First, to graph $f(x)=2^x$, I think about what happens when I plug in different numbers for $x$.
* If $x=0$, $2^0=1$. So, a point is (0,1).
* If $x=1$, $2^1=2$. So, a point is (1,2).
* If $x=2$, $2^2=4$. So, a point is (2,4).
* If $x=-1$, $2^{-1}=1/2$. So, a point is (-1, 1/2).
* If $x=-2$, $2^{-2}=1/4$. So, a point is (-2, 1/4).
I can plot these points and draw a smooth curve through them. I also remember that for $f(x)=2^x$, the graph gets super close to the x-axis but never touches it, so $y=0$ is like a "floor" or horizontal asymptote.

Next, I need to graph $h(x)=2^{x+1}-1$. This looks a lot like $f(x)=2^x$, but it has some extra parts.
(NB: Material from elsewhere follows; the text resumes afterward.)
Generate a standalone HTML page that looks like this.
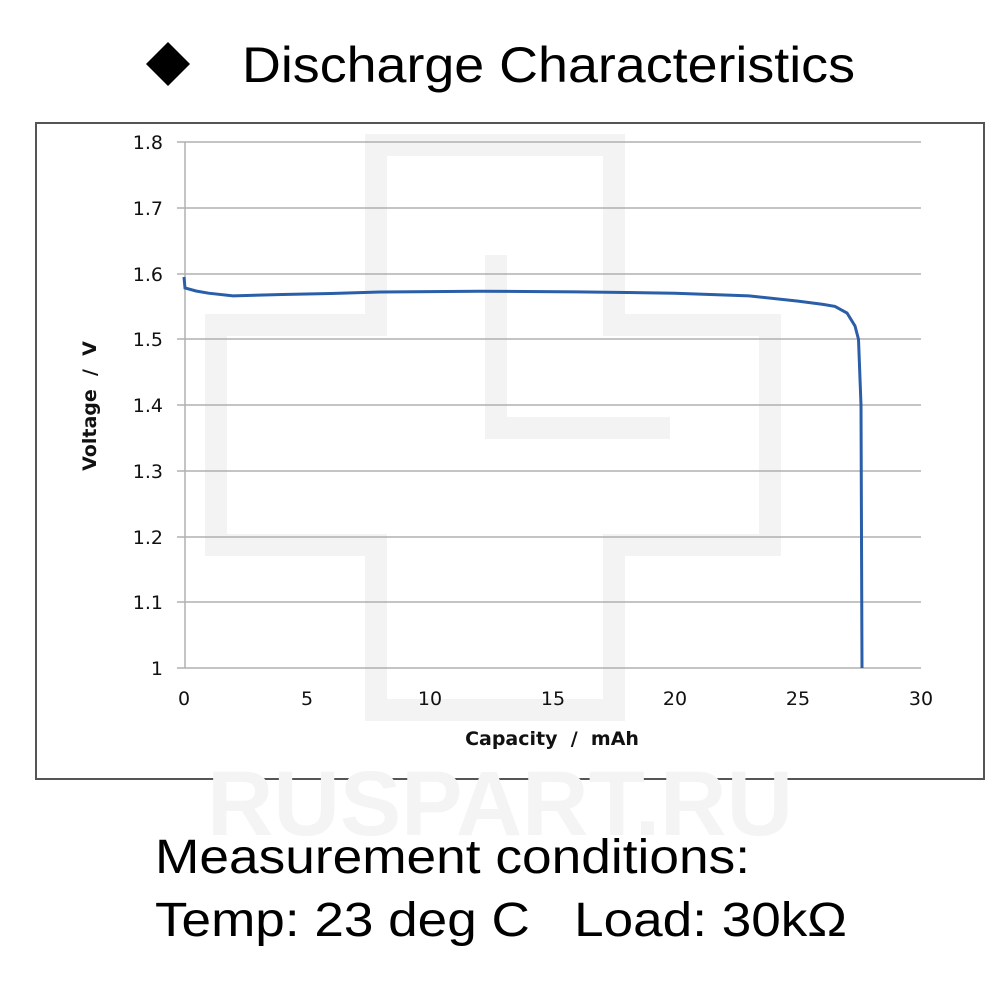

These parts tell me how to move the original graph.
* The "$+1$" that's right next to the $x$ inside the exponent means I need to move the graph horizontally. It's a little tricky: if it's "+1", it actually means move to the *left* by 1 unit. (If it were "-1", I'd move right).
* The "$-1$" that's outside the $2^{x+1}$ part means I need to move the graph vertically. This one is straightforward: "$-1$" means move *down* by 1 unit. (If it were "+1", I'd move up).

So, to get the points for $h(x)$, I just take each point from $f(x)$, move its x-coordinate 1 to the left (subtract 1 from x) and move its y-coordinate 1 down (subtract 1 from y).

For example:
* The point (0,1) from $f(x)$ becomes (0-1, 1-1) = (-1,0) for $h(x)$.
* The point (1,2) from $f(x)$ becomes (1-1, 2-1) = (0,1) for $h(x)$.

I do this for all the points I used, and also for the "floor" line ($y=0$). If the floor moves down by 1, it becomes $y=-1$. That's the new horizontal asymptote for $h(x)$. Then I plot these new points and draw a curve through them, making sure it gets close to $y=-1$.